Data listing:
^^^^^^^^^^^^^^^^
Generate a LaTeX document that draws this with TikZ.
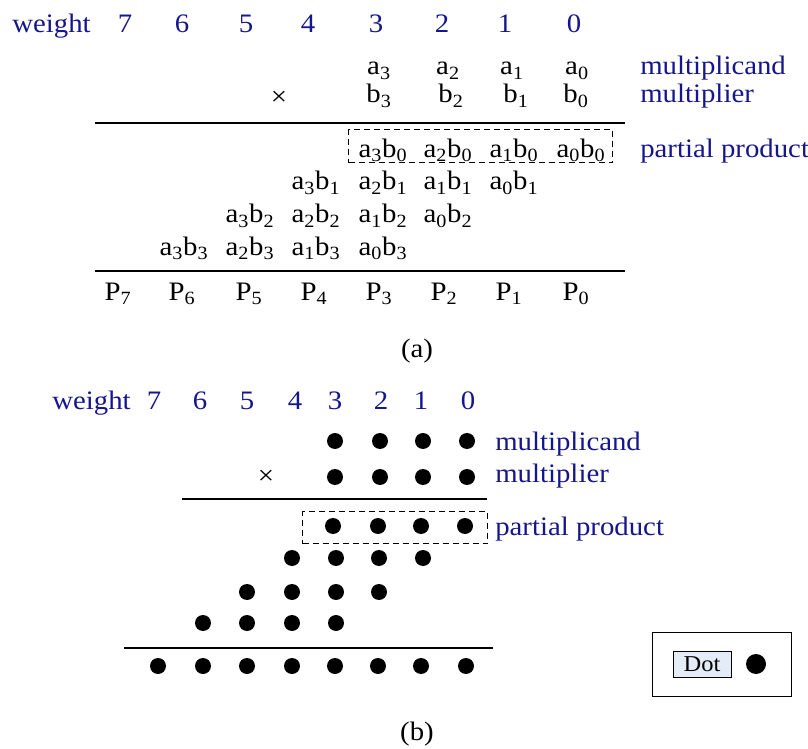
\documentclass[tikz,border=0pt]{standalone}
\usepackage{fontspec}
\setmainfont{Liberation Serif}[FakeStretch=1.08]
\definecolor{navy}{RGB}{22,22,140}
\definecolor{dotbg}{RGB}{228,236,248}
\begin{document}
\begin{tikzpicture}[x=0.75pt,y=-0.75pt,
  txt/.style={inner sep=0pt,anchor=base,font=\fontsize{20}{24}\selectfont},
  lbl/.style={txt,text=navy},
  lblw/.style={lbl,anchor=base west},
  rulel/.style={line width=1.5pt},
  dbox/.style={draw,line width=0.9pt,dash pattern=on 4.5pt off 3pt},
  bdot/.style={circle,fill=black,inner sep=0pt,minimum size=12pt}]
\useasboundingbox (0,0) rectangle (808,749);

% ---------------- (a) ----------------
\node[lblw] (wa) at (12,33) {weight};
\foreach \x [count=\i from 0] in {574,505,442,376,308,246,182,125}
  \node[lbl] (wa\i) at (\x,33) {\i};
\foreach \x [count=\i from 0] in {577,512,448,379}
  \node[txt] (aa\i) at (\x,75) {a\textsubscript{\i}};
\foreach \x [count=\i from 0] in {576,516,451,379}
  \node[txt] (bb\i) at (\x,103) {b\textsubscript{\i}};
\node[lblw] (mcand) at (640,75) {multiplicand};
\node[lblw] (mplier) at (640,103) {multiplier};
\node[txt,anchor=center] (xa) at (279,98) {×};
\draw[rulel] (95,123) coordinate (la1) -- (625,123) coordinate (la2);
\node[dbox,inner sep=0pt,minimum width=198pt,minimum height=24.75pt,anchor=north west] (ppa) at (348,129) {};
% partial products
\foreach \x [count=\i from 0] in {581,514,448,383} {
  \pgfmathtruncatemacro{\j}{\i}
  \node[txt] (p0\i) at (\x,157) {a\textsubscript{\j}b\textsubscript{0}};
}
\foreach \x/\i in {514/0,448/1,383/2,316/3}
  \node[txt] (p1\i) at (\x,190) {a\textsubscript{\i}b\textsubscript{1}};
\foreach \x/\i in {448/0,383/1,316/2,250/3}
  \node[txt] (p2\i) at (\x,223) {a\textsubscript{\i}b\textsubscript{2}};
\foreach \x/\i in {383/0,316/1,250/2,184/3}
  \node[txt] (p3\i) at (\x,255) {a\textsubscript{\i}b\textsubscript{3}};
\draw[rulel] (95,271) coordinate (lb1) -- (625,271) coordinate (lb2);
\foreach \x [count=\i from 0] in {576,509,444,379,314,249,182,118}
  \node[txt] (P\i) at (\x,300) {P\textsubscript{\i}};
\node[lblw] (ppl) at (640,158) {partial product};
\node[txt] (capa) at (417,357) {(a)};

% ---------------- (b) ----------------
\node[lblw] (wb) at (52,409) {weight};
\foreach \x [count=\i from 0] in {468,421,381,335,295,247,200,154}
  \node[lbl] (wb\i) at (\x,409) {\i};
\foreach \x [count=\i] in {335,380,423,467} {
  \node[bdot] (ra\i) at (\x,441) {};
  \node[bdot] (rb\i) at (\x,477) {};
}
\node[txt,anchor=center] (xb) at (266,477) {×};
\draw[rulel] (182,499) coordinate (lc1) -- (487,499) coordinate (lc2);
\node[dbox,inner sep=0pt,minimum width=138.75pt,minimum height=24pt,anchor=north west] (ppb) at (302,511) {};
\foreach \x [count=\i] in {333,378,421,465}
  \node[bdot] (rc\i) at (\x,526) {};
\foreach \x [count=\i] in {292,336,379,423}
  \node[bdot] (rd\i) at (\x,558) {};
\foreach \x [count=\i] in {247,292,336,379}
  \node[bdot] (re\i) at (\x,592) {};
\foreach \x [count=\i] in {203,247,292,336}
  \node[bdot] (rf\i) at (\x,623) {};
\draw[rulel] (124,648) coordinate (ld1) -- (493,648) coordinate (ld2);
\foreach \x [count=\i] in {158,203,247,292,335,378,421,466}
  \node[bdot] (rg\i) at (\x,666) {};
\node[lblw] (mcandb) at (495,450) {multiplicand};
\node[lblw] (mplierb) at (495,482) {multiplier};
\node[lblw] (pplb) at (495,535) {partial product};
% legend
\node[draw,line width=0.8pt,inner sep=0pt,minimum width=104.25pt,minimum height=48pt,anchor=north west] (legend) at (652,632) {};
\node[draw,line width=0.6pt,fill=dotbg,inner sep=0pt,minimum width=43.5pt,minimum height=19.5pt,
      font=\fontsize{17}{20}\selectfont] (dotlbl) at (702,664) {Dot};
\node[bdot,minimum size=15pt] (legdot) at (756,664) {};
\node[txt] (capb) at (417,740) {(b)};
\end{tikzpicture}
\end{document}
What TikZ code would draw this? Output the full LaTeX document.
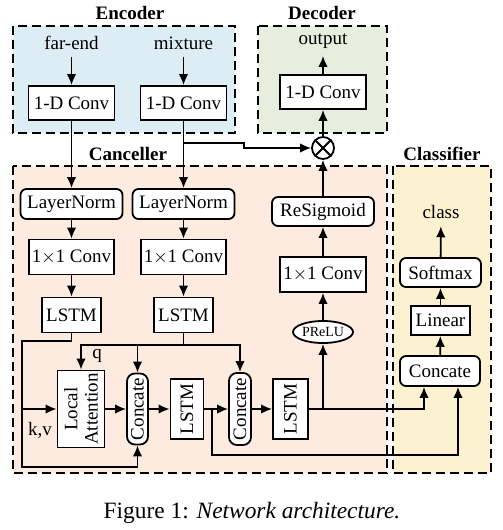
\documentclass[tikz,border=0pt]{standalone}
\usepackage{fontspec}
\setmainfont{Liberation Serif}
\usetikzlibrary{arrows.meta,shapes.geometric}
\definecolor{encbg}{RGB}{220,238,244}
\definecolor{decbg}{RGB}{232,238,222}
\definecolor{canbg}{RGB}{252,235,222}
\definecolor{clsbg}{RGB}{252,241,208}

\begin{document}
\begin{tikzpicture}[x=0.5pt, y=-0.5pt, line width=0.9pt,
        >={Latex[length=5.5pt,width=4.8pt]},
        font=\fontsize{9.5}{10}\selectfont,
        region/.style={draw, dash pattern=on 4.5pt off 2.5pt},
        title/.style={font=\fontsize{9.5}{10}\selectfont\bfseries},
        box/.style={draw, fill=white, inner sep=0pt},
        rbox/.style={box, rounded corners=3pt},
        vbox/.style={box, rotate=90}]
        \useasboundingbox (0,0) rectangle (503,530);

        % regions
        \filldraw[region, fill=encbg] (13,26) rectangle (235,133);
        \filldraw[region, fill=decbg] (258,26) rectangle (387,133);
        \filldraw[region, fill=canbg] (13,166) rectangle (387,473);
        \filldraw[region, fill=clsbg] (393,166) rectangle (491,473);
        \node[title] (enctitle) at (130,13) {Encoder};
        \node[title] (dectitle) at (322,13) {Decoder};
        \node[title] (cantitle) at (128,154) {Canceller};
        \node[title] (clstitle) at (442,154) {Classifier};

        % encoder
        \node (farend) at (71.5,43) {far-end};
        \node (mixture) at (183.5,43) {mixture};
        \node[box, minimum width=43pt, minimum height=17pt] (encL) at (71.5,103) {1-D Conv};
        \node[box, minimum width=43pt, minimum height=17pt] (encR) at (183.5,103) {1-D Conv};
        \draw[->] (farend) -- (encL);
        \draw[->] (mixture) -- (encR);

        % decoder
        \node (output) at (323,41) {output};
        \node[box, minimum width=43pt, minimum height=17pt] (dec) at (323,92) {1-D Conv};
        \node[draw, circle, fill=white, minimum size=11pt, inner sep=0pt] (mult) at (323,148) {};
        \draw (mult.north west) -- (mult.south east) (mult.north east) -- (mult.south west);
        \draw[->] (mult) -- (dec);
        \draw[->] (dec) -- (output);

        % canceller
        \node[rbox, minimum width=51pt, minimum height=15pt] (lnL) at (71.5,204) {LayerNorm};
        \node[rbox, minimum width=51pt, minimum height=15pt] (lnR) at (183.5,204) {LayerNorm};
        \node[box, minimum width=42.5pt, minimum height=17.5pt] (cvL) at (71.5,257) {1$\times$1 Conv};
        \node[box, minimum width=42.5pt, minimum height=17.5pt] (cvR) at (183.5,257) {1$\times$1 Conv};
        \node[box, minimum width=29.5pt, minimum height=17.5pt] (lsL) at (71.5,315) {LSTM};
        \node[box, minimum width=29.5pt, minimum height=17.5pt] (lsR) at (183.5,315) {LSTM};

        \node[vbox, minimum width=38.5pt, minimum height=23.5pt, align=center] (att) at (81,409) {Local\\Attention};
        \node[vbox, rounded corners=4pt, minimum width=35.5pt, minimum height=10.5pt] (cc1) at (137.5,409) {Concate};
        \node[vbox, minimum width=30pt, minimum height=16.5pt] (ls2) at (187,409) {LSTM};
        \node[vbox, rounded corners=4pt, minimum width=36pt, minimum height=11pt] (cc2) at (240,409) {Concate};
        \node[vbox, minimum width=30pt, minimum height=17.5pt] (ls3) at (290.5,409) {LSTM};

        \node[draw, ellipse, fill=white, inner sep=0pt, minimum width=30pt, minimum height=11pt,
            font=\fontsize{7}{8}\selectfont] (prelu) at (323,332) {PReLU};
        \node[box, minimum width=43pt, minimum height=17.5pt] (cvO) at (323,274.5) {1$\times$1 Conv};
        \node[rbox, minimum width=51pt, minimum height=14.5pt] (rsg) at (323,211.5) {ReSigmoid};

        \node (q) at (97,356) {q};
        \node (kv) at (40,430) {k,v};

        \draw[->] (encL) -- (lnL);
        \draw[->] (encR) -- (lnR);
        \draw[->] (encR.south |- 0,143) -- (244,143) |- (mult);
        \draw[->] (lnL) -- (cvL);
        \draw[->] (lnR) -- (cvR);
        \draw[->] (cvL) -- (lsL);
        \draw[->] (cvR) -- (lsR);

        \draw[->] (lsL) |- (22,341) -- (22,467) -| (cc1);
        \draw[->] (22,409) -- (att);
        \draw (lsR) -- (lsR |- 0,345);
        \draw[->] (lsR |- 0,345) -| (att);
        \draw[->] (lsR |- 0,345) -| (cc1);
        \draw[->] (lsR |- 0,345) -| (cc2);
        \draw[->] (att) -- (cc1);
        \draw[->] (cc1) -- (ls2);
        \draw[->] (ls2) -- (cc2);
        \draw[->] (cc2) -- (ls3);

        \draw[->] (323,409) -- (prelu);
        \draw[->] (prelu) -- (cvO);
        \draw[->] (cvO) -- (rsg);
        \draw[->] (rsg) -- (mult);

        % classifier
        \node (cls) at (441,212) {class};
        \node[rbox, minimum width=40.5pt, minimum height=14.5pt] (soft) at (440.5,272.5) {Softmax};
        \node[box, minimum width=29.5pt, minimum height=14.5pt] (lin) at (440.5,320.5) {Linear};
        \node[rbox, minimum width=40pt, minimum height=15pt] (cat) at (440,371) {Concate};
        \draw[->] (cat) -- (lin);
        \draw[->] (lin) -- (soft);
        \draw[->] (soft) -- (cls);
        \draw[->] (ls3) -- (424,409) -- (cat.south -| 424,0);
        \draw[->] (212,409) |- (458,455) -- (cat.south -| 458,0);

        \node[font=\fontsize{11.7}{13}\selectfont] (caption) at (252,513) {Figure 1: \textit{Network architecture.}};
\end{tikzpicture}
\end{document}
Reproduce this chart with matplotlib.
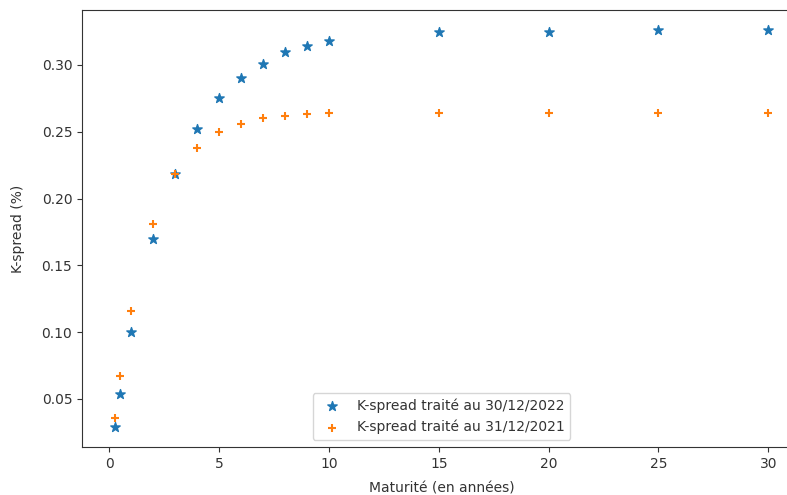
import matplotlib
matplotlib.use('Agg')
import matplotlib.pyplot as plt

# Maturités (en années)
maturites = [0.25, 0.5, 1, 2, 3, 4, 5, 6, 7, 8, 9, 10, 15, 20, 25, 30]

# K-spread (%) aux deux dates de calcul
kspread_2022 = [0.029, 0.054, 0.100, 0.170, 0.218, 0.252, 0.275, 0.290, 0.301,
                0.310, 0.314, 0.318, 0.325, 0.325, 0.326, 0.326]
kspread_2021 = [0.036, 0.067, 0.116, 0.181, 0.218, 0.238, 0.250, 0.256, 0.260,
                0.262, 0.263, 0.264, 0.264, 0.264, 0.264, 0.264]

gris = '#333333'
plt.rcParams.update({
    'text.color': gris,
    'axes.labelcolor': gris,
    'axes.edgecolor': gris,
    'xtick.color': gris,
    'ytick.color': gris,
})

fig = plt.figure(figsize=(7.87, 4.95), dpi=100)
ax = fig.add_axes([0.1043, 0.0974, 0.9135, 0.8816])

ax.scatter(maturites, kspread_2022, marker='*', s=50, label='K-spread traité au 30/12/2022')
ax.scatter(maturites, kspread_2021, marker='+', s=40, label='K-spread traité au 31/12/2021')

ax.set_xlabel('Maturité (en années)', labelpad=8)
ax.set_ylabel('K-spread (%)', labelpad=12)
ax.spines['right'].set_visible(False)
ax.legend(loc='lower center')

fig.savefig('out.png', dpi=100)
^^^^^^^^^^^^^^^^
WHAT IS BEING ASKED:
Restate only the lines running from the start of the material above through the line containing "(0,0) rectangle (808,749);", ends included. No pictures.

WORKED SOLUTION:
Generate a LaTeX document that draws this with TikZ.
\documentclass[tikz,border=0pt]{standalone}
\usepackage{fontspec}
\setmainfont{Liberation Serif}[FakeStretch=1.08]
\definecolor{navy}{RGB}{22,22,140}
\definecolor{dotbg}{RGB}{228,236,248}
\begin{document}
\begin{tikzpicture}[x=0.75pt,y=-0.75pt,
  txt/.style={inner sep=0pt,anchor=base,font=\fontsize{20}{24}\selectfont},
  lbl/.style={txt,text=navy},
  lblw/.style={lbl,anchor=base west},
  rulel/.style={line width=1.5pt},
  dbox/.style={draw,line width=0.9pt,dash pattern=on 4.5pt off 3pt},
  bdot/.style={circle,fill=black,inner sep=0pt,minimum size=12pt}]
\useasboundingbox (0,0) rectangle (808,749);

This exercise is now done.